Key Point: While azimuth doesn’t directly change TVD, it’s essential for accurate 3D wellbore positioning and collision avoidance.
What inclination angle gives the most horizontal displacement per MD?
The maximum horizontal displacement per unit of MD occurs at 90° inclination (completely horizontal).
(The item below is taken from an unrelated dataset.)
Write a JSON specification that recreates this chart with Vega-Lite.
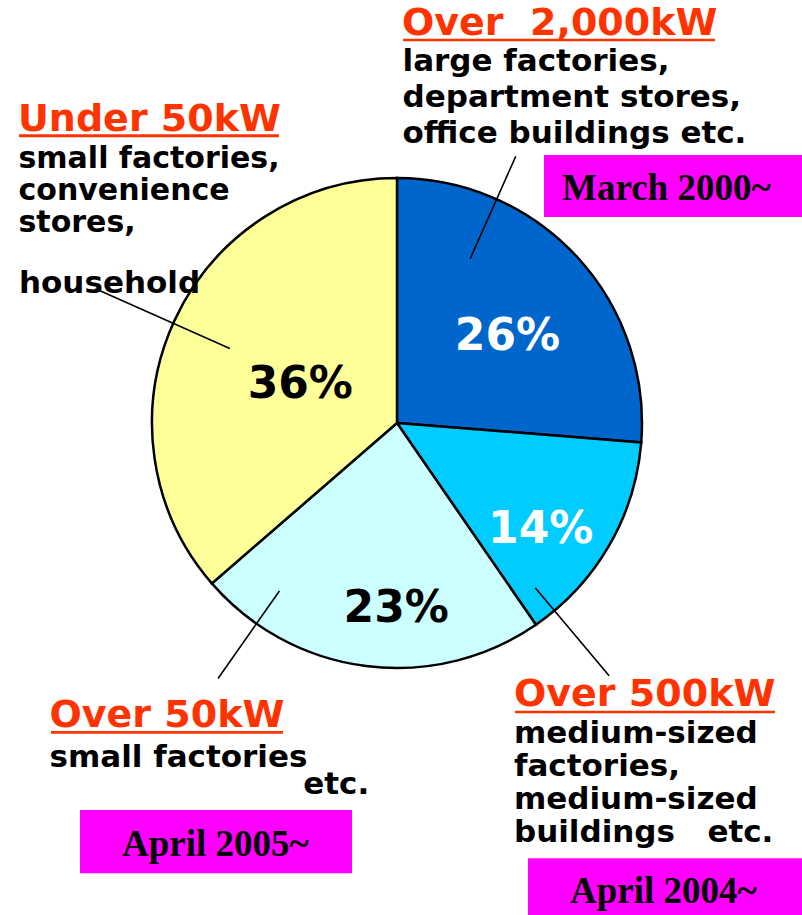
{
  "$schema": "https://vega.github.io/schema/vega-lite/v6.json",
  "width": 794,
  "height": 846,
  "autosize": {"type": "none"},
  "padding": {"left": 0, "top": 0, "right": 8, "bottom": 69},
  "background": "white",
  "config": {"view": {"stroke": null}},
  "data": {
    "values": [
      {"category": "Over 2,000kW", "order": 1, "value": 26, "pct": "26%", "heading": "Over\u00a0 2,000kW", "body": "large factories,\ndepartment stores,\noffice buildings etc.", "start": "March 2000~"},
      {"category": "Over 500kW", "order": 2, "value": 14, "pct": "14%", "heading": "Over 500kW", "body": "medium-sized\nfactories,\nmedium-sized\nbuildings\u00a0\u00a0 etc.", "start": "April 2004~"},
      {"category": "Over 50kW", "order": 3, "value": 23, "pct": "23%", "heading": "Over 50kW", "body": "small factories", "body2": "etc.", "start": "April 2005~"},
      {"category": "Under 50kW", "order": 4, "value": 36, "pct": "36%", "heading": "Under 50kW", "body": "small factories,\nconvenience\nstores,", "body2": "household"}
    ]
  },
  "layer": [
    {
      "mark": {"type": "arc", "radius": 245, "stroke": "black", "strokeWidth": 2.5},
      "encoding": {
        "theta": {"field": "value", "type": "quantitative", "stack": true},
        "order": {"field": "order", "type": "quantitative"},
        "color": {
          "field": "category", "type": "nominal",
          "scale": {"domain": ["Over 2,000kW", "Over 500kW", "Over 50kW", "Under 50kW"], "range": ["#0066CC", "#00CCFF", "#CCFFFF", "#FFFF99"]},
          "legend": null
        }
      }
    },
    {
      "transform": [
        {"stack": "value", "groupby": [], "sort": [{"field": "order", "order": "ascending"}], "as": ["v0", "v1"]},
        {"filter": {"field": "category", "equal": "Over 2,000kW"}}
      ],
      "resolve": {"scale": {"fill": "independent"}, "legend": {"fill": "independent"}},
      "layer": [
        {
          "mark": {"type": "arc", "radius": 292, "radius2": 180, "thetaOffset": 0.4189, "theta2Offset": 0.4189, "filled": false, "stroke": "black", "strokeWidth": 1.6},
          "encoding": {"theta": {"field": "v0", "type": "quantitative", "stack": null}, "theta2": {"field": "v0"}}
        },
        {
          "mark": {"type": "text", "radius": 250, "dx": 110.5, "dy": 176.5, "align": "center", "baseline": "alphabetic", "font": "DejaVu Sans", "fontWeight": "bold", "fontSize": 44, "color": "white"},
          "encoding": {"theta": {"field": "v0", "type": "quantitative", "stack": null}, "text": {"field": "pct"}}
        },
        {
          "mark": {"type": "text", "radius": 250, "dx": 5.5, "dy": -102.3, "align": "left", "baseline": "alphabetic", "font": "DejaVu Sans", "fontWeight": "bold", "fontSize": 31, "lineHeight": 36, "lineBreak": "\n", "color": "black"},
          "encoding": {"theta": {"field": "v0", "type": "quantitative", "stack": null}, "text": {"field": "body"}}
        },
        {
          "mark": {"type": "arc", "radius": 0, "strokeWidth": 0},
          "encoding": {
            "fill": {
              "field": "heading", "type": "nominal", "scale": {"range": ["#FF3300"]},
              "legend": {"title": null, "orient": "none", "legendX": 403, "legendY": -121, "padding": 0,
                "symbolType": "M-1,0.0237H1V0.0404H-1Z", "symbolSize": 97344, "symbolStrokeColor": "transparent", "symbolStrokeWidth": 0, "symbolOpacity": 1,
                "labelFont": "DejaVu Sans", "labelFontSize": 38, "labelFontWeight": "bold", "labelColor": "#FF3300", "labelBaseline": "alphabetic", "labelOffset": -313, "labelLimit": 1000}
            }
          }
        },
        {
          "mark": {"type": "arc", "radius": 0, "strokeWidth": 0},
          "encoding": {
            "fill": {
              "field": "start", "type": "nominal", "scale": {"range": ["#FF00FF"]},
              "legend": {"title": null, "orient": "none", "legendX": 544, "legendY": 71, "padding": 0,
                "symbolType": "M-1,-0.3488H1V0.1318H-1Z", "symbolSize": 66564, "symbolStrokeColor": "transparent", "symbolStrokeWidth": 0, "symbolOpacity": 1,
                "labelFont": "Liberation Serif", "labelFontSize": 37, "labelFontWeight": "bold", "labelColor": "black", "labelBaseline": "alphabetic", "labelOffset": -240, "labelLimit": 1000}
            }
          }
        }
      ]
    },
    {
      "transform": [
        {"stack": "value", "groupby": [], "sort": [{"field": "order", "order": "ascending"}], "as": ["v0", "v1"]},
        {"filter": {"field": "category", "equal": "Over 500kW"}}
      ],
      "resolve": {"scale": {"fill": "independent"}, "legend": {"fill": "independent"}},
      "layer": [
        {
          "mark": {"type": "arc", "radius": 330, "radius2": 215, "thetaOffset": -0.0952, "theta2Offset": -0.0952, "filled": false, "stroke": "black", "strokeWidth": 1.6},
          "encoding": {"theta": {"field": "v1", "type": "quantitative", "stack": null}, "theta2": {"field": "v1"}}
        },
        {
          "mark": {"type": "text", "radius": 250, "dx": 2, "dy": -86.4, "align": "center", "baseline": "alphabetic", "font": "DejaVu Sans", "fontWeight": "bold", "fontSize": 44, "color": "white"},
          "encoding": {"theta": {"field": "v1", "type": "quantitative", "stack": null}, "text": {"field": "pct"}}
        },
        {
          "mark": {"type": "text", "radius": 250, "dx": -24.8, "dy": 113.8, "align": "left", "baseline": "alphabetic", "font": "DejaVu Sans", "fontWeight": "bold", "fontSize": 31, "lineHeight": 33, "lineBreak": "\n", "color": "black"},
          "encoding": {"theta": {"field": "v1", "type": "quantitative", "stack": null}, "text": {"field": "body"}}
        },
        {
          "mark": {"type": "arc", "radius": 0, "strokeWidth": 0},
          "encoding": {
            "fill": {
              "field": "heading", "type": "nominal", "scale": {"range": ["#FF3300"]},
              "legend": {"title": null, "orient": "none", "legendX": 515, "legendY": 576, "padding": 0,
                "symbolType": "M-1,0.036H1V0.056H-1Z", "symbolSize": 67600, "symbolStrokeColor": "transparent", "symbolStrokeWidth": 0, "symbolOpacity": 1,
                "labelFont": "DejaVu Sans", "labelFontSize": 38, "labelFontWeight": "bold", "labelColor": "#FF3300", "labelBaseline": "alphabetic", "labelOffset": -261, "labelLimit": 1000}
            }
          }
        },
        {
          "mark": {"type": "arc", "radius": 0, "strokeWidth": 0},
          "encoding": {
            "fill": {
              "field": "start", "type": "nominal", "scale": {"range": ["#FF00FF"]},
              "legend": {"title": null, "orient": "none", "legendX": 528, "legendY": 766.3, "padding": 0,
                "symbolType": "M-1,-0.3285H1V0.124H-1Z", "symbolSize": 75076, "symbolStrokeColor": "transparent", "symbolStrokeWidth": 0, "symbolOpacity": 1,
                "labelFont": "Liberation Serif", "labelFontSize": 37, "labelFontWeight": "bold", "labelColor": "black", "labelBaseline": "alphabetic", "labelOffset": -232, "labelLimit": 1000}
            }
          }
        }
      ]
    },
    {
      "transform": [
        {"stack": "value", "groupby": [], "sort": [{"field": "order", "order": "ascending"}], "as": ["v0", "v1"]},
        {"filter": {"field": "category", "equal": "Over 50kW"}}
      ],
      "resolve": {"scale": {"fill": "independent"}, "legend": {"fill": "independent"}},
      "layer": [
        {
          "mark": {"type": "arc", "radius": 312, "radius2": 205, "thetaOffset": -0.2459, "theta2Offset": -0.2459, "filled": false, "stroke": "black", "strokeWidth": 1.6},
          "encoding": {"theta": {"field": "v1", "type": "quantitative", "stack": null}, "theta2": {"field": "v1"}}
        },
        {
          "mark": {"type": "text", "radius": 250, "dx": 188.2, "dy": 35.3, "align": "center", "baseline": "alphabetic", "font": "DejaVu Sans", "fontWeight": "bold", "fontSize": 44, "color": "black"},
          "encoding": {"theta": {"field": "v1", "type": "quantitative", "stack": null}, "text": {"field": "pct"}}
        },
        {
          "mark": {"type": "text", "radius": 250, "dx": 95.2, "dy": 207.3, "align": "left", "baseline": "alphabetic", "font": "DejaVu Sans", "fontWeight": "bold", "fontSize": 31, "color": "black"},
          "encoding": {"theta": {"field": "v1", "type": "quantitative", "stack": null}, "text": {"field": "body2"}}
        },
        {
          "mark": {"type": "text", "radius": 250, "dx": -158.6, "dy": 180.3, "align": "left", "baseline": "alphabetic", "font": "DejaVu Sans", "fontWeight": "bold", "fontSize": 31, "color": "black"},
          "encoding": {"theta": {"field": "v1", "type": "quantitative", "stack": null}, "text": {"field": "body"}}
        },
        {
          "mark": {"type": "arc", "radius": 0, "strokeWidth": 0},
          "encoding": {
            "fill": {
              "field": "heading", "type": "nominal", "scale": {"range": ["#FF3300"]},
              "legend": {"title": null, "orient": "none", "legendX": 51, "legendY": 610.7, "padding": 0,
                "symbolType": "M-1,0.037H1V0.060H-1Z", "symbolSize": 53824, "symbolStrokeColor": "transparent", "symbolStrokeWidth": 0, "symbolOpacity": 1,
                "labelFont": "DejaVu Sans", "labelFontSize": 38, "labelFontWeight": "bold", "labelColor": "#FF3300", "labelBaseline": "alphabetic", "labelOffset": -233.5, "labelLimit": 1000}
            }
          }
        },
        {
          "mark": {"type": "arc", "radius": 0, "strokeWidth": 0},
          "encoding": {
            "fill": {
              "field": "start", "type": "nominal", "scale": {"range": ["#FF00FF"]},
              "legend": {"title": null, "orient": "none", "legendX": 80, "legendY": 719.7, "padding": 0,
                "symbolType": "M-1,-0.336H1V0.129H-1Z", "symbolSize": 73984, "symbolStrokeColor": "transparent", "symbolStrokeWidth": 0, "symbolOpacity": 1,
                "labelFont": "Liberation Serif", "labelFontSize": 37, "labelFontWeight": "bold", "labelColor": "black", "labelBaseline": "alphabetic", "labelOffset": -230, "labelLimit": 1000}
            }
          }
        }
      ]
    },
    {
      "transform": [
        {"stack": "value", "groupby": [], "sort": [{"field": "order", "order": "ascending"}], "as": ["v0", "v1"]},
        {"filter": {"field": "category", "equal": "Under 50kW"}}
      ],
      "resolve": {"scale": {"fill": "independent"}, "legend": {"fill": "independent"}},
      "layer": [
        {
          "mark": {"type": "arc", "radius": 330, "radius2": 183, "thetaOffset": -1.1519, "theta2Offset": -1.1519, "filled": false, "stroke": "black", "strokeWidth": 1.6},
          "encoding": {"theta": {"field": "v1", "type": "quantitative", "stack": null}, "theta2": {"field": "v1"}}
        },
        {
          "mark": {"type": "text", "radius": 250, "dx": -96.7, "dy": 225, "align": "center", "baseline": "alphabetic", "font": "DejaVu Sans", "fontWeight": "bold", "fontSize": 44, "color": "black"},
          "encoding": {"theta": {"field": "v1", "type": "quantitative", "stack": null}, "text": {"field": "pct"}}
        },
        {
          "mark": {"type": "text", "radius": 250, "dx": -378, "dy": 120, "align": "left", "baseline": "alphabetic", "font": "DejaVu Sans", "fontWeight": "bold", "fontSize": 31, "color": "black"},
          "encoding": {"theta": {"field": "v1", "type": "quantitative", "stack": null}, "text": {"field": "body2"}}
        },
        {
          "mark": {"type": "text", "radius": 250, "dx": -378.5, "dy": -4.7, "align": "left", "baseline": "alphabetic", "font": "DejaVu Sans", "fontWeight": "bold", "fontSize": 30, "lineHeight": 31.7, "lineBreak": "\n", "color": "black"},
          "encoding": {"theta": {"field": "v1", "type": "quantitative", "stack": null}, "text": {"field": "body"}}
        },
        {
          "mark": {"type": "arc", "radius": 0, "strokeWidth": 0},
          "encoding": {
            "fill": {
              "field": "heading", "type": "nominal", "scale": {"range": ["#FF3300"]},
              "legend": {"title": null, "orient": "none", "legendX": 19, "legendY": 1, "padding": 0,
                "symbolType": "M-1,0.0254H1V0.0485H-1Z", "symbolSize": 67600, "symbolStrokeColor": "transparent", "symbolStrokeWidth": 0, "symbolOpacity": 1,
                "labelFont": "DejaVu Sans", "labelFontSize": 38, "labelFontWeight": "bold", "labelColor": "#FF3300", "labelBaseline": "alphabetic", "labelOffset": -261, "labelLimit": 1000}
            }
          }
        }
      ]
    }
  ],
  "resolve": {
    "scale": {"fill": "independent"},
    "legend": {"fill": "independent"}
  }
}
The relationship follows a sine curve:
- 0° inclination: 0% horizontal displacement
- 30° inclination: 50% horizontal displacement
- 45° inclination: 70.7% horizontal displacement
- 60° inclination: 86.6% horizontal displacement
- 90° inclination: 100% horizontal displacement
Practical Impact: Wells drilled at 80-90° inclination (typical for shale plays) achieve near-maximum horizontal exposure per foot drilled.
How often should I recalculate TVD during drilling?
Recalculation frequency depends on the well complexity:
| Well Type | Recalculation Frequency |
|---|---|
| Vertical Wells | Every 300-500m or at casing points |
| Low-Angle Directional | Every 100-200m or at angle changes |
| High-Angle/Horizontal | Every 30-50m or at each survey station |
| Critical Wells (ERD, etc.) | Continuous real-time monitoring |
Best Practice: Always recalculate after any trajectory change or when approaching targets/hazards.
Can this calculator handle extended reach drilling (ERD) wells?
While this calculator provides accurate results for individual survey stations, ERD wells require specialized considerations:
- Multi-Station Analysis: ERD wells need continuous station-by-station calculations
- Torque/Drag Effects: Wellbore friction can affect actual vs. calculated positions
- Advanced Models: May require stiffness-based trajectory prediction
- Survey Frequency: Typically every 10-30m in ERD applications
- Error Propagation: Small errors accumulate over long horizontals
Recommendation: For ERD wells, use this calculator for individual stations, then compile results in specialized well planning software like Landmark COMPASS or Petrel.
What’s the maximum acceptable TVD error in drilling operations?
Acceptable TVD error thresholds vary by operation type and regulatory requirements:
| Operation Type | Max TVD Error | Regulatory Standard |
|---|---|---|
| Exploration Wells | ±2% or 30m | API RP 78 |
| Development Wells | ±1% or 15m | IADC Guidelines |
| Horizontal Wells | ±0.5% in vertical section | SPE Drilling Standards |
| Critical Wells (ERD, etc.) | ±0.3% or 5m | Operator-Specific |
Note: Many jurisdictions follow the IADC Well Control Institute guidelines for positional accuracy.
How do I convert between TVD and subsea TVD (TVDSS)?
The conversion between True Vertical Depth (TVD) and True Vertical Depth SubSea (TVDSS) depends on the water depth and rig elevation:
TVDSS = TVD – (Water Depth + Air Gap)
Where:
- Water Depth: Distance from sea level to seabed
- Air Gap: Distance from rig floor to sea level
- TVD: Depth from rig floor (rotary table)
Example: For a well with TVD=3500m, water depth=1500m, and air gap=30m:
TVDSS = 3500m – (1500m + 30m) = 1970m
Important: Always verify the datum reference point with your drilling team to avoid costly errors.